Wherever the word "this" appears in a line, extract that line.

================================

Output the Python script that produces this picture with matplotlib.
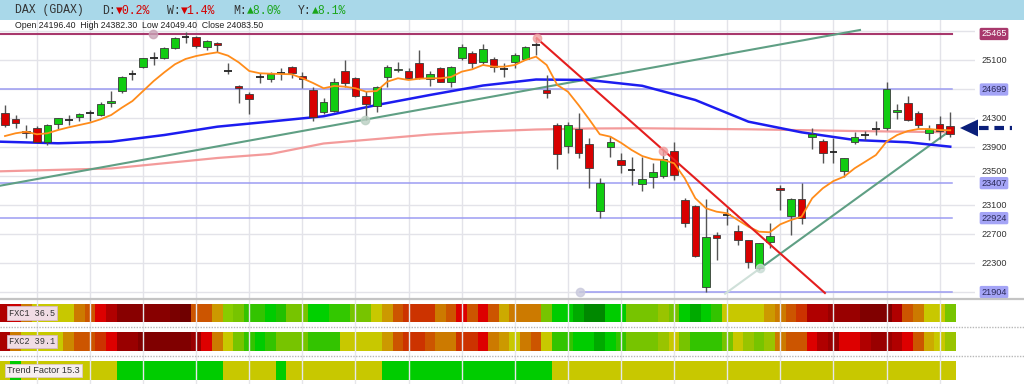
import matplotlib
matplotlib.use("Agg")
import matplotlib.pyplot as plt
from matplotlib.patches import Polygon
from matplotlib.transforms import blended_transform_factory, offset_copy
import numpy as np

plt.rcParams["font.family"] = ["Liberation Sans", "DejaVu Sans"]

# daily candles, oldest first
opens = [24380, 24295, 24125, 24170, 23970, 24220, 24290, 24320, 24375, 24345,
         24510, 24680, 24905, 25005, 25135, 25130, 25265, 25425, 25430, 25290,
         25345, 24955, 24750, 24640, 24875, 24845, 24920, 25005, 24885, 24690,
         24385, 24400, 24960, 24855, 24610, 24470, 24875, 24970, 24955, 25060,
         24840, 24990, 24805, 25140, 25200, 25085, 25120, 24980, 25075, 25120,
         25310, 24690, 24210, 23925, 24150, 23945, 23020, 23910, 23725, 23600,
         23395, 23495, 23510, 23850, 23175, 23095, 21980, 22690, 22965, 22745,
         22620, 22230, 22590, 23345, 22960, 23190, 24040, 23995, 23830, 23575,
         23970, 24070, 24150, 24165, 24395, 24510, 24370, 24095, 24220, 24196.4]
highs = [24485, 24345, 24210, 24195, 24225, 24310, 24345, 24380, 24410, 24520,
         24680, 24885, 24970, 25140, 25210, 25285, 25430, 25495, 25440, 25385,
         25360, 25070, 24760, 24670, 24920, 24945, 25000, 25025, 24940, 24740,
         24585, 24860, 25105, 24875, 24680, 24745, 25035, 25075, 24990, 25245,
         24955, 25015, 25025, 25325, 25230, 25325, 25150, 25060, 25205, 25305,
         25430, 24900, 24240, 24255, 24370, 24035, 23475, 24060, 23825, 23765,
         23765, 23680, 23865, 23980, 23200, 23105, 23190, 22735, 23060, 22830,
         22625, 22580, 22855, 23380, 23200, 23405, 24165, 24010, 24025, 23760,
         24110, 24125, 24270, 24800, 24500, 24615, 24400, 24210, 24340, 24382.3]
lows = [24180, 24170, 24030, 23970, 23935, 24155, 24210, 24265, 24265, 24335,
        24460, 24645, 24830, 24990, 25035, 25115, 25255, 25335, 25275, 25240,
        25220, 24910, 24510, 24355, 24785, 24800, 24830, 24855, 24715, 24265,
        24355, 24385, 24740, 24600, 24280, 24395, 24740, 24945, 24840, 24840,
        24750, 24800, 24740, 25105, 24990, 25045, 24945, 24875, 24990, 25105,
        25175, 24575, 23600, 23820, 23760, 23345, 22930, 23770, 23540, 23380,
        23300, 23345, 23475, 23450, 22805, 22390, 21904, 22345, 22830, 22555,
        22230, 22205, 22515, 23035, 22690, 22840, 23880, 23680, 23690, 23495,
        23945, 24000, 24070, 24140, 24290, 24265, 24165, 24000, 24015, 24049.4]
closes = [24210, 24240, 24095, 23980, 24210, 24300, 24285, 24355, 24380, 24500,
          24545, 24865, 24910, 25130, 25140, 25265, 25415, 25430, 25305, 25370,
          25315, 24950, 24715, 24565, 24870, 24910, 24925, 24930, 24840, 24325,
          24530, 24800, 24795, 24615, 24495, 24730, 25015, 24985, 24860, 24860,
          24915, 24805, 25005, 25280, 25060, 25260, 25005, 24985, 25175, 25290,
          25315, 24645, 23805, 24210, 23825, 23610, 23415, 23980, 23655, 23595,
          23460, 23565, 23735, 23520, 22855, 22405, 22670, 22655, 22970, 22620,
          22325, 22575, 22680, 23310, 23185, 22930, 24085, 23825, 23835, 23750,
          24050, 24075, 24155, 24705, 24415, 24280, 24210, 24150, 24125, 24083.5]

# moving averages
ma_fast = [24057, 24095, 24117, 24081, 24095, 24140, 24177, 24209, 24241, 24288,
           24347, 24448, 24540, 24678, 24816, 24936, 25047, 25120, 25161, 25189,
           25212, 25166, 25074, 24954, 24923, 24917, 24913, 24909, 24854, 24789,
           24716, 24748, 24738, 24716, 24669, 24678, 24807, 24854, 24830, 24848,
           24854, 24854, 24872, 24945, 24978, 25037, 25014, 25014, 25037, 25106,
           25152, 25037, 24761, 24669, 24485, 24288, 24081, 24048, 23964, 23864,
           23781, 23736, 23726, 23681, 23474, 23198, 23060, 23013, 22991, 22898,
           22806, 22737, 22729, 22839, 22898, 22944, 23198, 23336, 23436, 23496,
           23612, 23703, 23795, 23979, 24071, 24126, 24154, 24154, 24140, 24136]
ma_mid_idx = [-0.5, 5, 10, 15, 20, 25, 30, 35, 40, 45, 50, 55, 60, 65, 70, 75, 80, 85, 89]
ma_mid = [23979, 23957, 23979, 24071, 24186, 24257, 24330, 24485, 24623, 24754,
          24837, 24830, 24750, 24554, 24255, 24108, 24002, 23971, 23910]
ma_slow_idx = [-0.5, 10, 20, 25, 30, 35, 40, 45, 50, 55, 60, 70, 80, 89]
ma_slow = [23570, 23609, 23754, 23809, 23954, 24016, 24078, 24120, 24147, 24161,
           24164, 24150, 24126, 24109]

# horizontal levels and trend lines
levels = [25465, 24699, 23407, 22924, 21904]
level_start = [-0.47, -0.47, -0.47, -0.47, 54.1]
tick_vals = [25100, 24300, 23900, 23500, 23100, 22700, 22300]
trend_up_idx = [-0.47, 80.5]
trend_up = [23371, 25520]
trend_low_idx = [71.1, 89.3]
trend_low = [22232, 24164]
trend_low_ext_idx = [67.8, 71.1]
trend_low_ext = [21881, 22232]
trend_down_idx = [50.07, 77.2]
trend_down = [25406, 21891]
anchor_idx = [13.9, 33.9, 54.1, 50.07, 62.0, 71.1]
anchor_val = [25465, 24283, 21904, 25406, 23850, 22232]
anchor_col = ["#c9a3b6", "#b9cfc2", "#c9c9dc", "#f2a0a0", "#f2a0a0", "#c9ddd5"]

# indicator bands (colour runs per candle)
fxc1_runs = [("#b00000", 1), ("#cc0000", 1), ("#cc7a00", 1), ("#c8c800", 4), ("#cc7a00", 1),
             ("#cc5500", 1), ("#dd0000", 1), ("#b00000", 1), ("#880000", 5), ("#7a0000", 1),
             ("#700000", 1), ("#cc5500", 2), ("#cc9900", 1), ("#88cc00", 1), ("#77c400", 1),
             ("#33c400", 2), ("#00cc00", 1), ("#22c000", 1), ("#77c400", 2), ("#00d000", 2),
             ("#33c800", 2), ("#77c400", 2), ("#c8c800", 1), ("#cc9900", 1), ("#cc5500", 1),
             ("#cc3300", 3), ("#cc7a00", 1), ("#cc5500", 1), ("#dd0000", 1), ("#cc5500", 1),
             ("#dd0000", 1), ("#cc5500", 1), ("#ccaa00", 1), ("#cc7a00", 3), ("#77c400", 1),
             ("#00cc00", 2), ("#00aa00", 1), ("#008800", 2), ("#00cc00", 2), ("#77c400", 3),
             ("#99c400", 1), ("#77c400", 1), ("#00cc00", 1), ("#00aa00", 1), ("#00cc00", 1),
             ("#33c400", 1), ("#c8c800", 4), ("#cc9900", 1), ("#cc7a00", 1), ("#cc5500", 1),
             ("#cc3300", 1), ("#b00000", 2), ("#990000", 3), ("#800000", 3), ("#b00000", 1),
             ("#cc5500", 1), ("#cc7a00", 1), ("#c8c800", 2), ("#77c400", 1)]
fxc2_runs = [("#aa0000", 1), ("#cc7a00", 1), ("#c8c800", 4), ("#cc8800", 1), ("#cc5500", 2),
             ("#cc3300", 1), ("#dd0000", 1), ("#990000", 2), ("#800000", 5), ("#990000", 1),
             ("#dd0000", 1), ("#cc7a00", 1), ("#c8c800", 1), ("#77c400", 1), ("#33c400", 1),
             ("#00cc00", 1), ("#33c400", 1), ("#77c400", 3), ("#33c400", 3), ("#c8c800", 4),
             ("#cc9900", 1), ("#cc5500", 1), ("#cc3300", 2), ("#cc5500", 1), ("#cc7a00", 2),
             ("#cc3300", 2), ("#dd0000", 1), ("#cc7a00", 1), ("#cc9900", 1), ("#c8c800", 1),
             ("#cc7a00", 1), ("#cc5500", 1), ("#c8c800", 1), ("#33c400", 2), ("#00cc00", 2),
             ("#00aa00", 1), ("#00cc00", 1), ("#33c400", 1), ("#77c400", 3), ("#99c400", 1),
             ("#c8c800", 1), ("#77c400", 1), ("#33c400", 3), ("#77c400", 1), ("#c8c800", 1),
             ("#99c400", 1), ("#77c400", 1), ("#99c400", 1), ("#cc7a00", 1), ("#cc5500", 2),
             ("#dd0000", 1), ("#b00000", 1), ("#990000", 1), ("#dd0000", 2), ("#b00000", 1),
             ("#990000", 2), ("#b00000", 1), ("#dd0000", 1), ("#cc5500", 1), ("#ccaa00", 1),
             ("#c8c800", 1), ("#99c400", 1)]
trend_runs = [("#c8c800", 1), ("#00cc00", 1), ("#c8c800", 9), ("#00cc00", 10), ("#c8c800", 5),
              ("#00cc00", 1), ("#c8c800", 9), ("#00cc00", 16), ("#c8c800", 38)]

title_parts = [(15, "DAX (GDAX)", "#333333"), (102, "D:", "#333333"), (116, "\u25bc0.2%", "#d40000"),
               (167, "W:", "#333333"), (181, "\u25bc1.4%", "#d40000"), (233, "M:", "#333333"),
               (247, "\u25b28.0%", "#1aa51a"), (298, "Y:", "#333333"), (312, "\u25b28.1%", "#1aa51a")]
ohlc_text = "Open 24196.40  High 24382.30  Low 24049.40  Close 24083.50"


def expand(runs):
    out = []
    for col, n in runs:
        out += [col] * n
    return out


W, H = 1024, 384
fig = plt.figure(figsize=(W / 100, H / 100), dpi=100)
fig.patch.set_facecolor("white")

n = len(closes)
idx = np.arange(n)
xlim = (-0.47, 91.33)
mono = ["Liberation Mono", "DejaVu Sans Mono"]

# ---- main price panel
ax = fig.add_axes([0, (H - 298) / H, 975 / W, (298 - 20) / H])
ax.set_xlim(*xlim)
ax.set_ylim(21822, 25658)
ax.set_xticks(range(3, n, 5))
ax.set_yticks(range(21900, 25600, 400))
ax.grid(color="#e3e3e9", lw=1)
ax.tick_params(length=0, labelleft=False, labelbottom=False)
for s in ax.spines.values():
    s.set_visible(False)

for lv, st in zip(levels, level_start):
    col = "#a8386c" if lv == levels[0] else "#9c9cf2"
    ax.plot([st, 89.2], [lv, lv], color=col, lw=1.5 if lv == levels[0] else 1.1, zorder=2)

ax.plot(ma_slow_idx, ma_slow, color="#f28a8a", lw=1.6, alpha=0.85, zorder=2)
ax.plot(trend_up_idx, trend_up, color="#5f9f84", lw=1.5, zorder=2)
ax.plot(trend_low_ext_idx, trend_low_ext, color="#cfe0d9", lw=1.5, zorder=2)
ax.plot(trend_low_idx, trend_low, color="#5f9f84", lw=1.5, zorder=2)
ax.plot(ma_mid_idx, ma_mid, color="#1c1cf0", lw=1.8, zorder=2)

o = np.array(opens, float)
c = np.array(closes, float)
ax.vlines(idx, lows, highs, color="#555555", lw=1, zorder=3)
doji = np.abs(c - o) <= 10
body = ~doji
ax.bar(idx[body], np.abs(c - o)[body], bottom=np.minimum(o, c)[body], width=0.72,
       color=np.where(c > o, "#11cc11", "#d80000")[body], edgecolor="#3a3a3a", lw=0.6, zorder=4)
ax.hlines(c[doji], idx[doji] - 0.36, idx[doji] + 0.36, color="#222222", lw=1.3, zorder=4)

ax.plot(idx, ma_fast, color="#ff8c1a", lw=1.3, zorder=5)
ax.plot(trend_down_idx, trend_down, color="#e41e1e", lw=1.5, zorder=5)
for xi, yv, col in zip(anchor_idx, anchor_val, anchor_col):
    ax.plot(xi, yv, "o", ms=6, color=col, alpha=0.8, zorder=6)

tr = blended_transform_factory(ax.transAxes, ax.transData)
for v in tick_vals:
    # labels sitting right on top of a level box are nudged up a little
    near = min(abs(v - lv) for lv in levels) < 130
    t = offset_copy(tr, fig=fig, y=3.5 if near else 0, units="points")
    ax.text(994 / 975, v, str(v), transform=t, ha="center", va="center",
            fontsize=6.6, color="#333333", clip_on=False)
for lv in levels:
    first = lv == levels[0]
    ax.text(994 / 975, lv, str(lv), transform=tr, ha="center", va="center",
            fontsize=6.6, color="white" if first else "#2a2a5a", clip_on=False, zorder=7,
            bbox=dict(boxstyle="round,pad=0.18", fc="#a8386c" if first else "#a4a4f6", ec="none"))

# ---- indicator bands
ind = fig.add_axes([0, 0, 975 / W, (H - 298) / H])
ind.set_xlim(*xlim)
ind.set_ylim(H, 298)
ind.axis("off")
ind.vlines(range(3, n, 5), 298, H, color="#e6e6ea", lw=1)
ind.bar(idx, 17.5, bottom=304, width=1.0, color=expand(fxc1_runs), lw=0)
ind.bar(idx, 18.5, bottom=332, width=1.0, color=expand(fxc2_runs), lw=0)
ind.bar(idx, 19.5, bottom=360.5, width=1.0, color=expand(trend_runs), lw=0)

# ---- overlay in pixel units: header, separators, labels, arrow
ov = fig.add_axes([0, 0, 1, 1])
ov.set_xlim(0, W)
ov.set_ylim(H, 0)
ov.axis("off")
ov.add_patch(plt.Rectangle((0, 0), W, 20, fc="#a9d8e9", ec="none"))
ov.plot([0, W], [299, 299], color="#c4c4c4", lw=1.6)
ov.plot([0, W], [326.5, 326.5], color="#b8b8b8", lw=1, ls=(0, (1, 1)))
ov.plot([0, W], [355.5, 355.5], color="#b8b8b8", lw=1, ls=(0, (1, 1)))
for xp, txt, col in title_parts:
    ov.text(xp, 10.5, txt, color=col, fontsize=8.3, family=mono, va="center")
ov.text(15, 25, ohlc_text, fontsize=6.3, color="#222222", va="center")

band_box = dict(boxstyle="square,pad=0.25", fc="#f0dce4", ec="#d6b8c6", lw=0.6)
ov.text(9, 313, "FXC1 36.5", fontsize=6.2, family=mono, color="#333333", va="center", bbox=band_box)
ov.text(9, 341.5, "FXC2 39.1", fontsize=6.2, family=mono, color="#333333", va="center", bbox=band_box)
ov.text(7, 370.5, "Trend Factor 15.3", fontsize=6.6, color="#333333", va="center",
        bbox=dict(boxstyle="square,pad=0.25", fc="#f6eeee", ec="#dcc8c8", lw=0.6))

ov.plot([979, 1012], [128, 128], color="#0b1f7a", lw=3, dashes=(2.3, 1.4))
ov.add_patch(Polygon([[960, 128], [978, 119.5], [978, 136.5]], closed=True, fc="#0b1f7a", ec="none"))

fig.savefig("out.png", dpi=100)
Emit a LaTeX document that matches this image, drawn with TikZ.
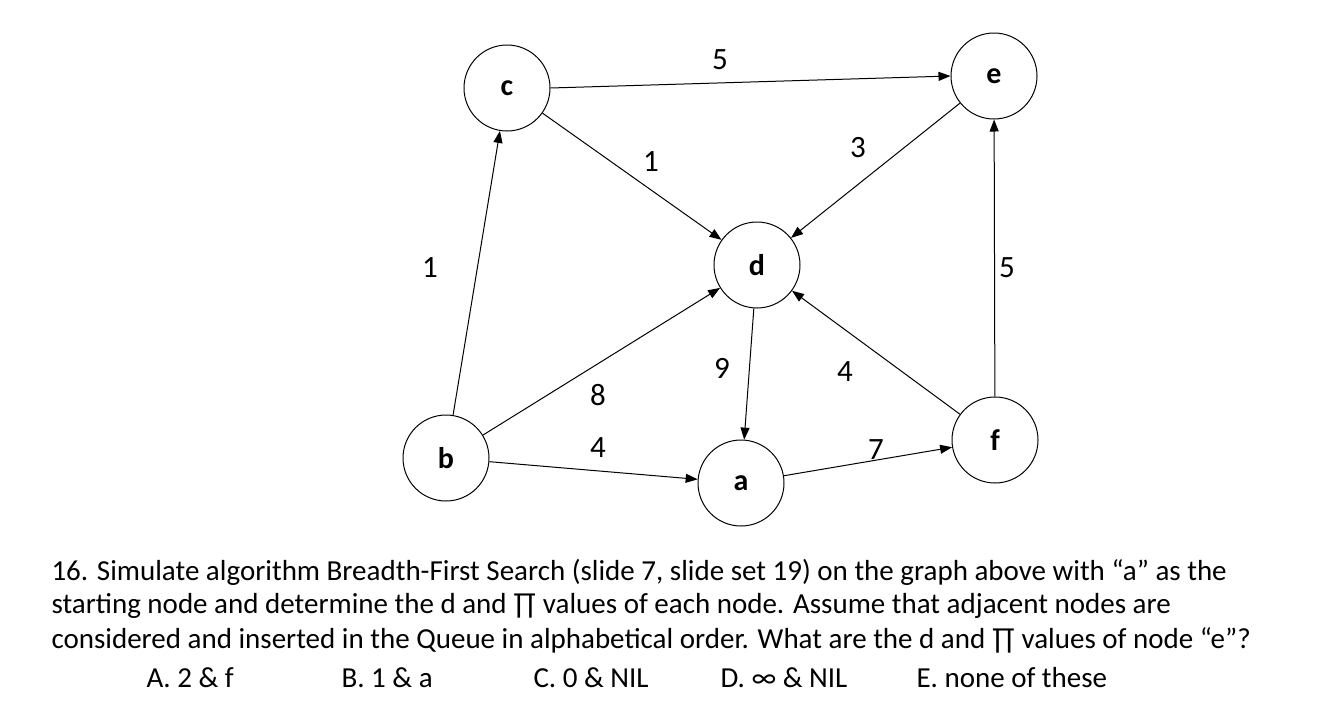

================================

- **Task answer**:
Output the Python script that produces this picture with matplotlib.
Emit a LaTeX document that matches this image, drawn with TikZ.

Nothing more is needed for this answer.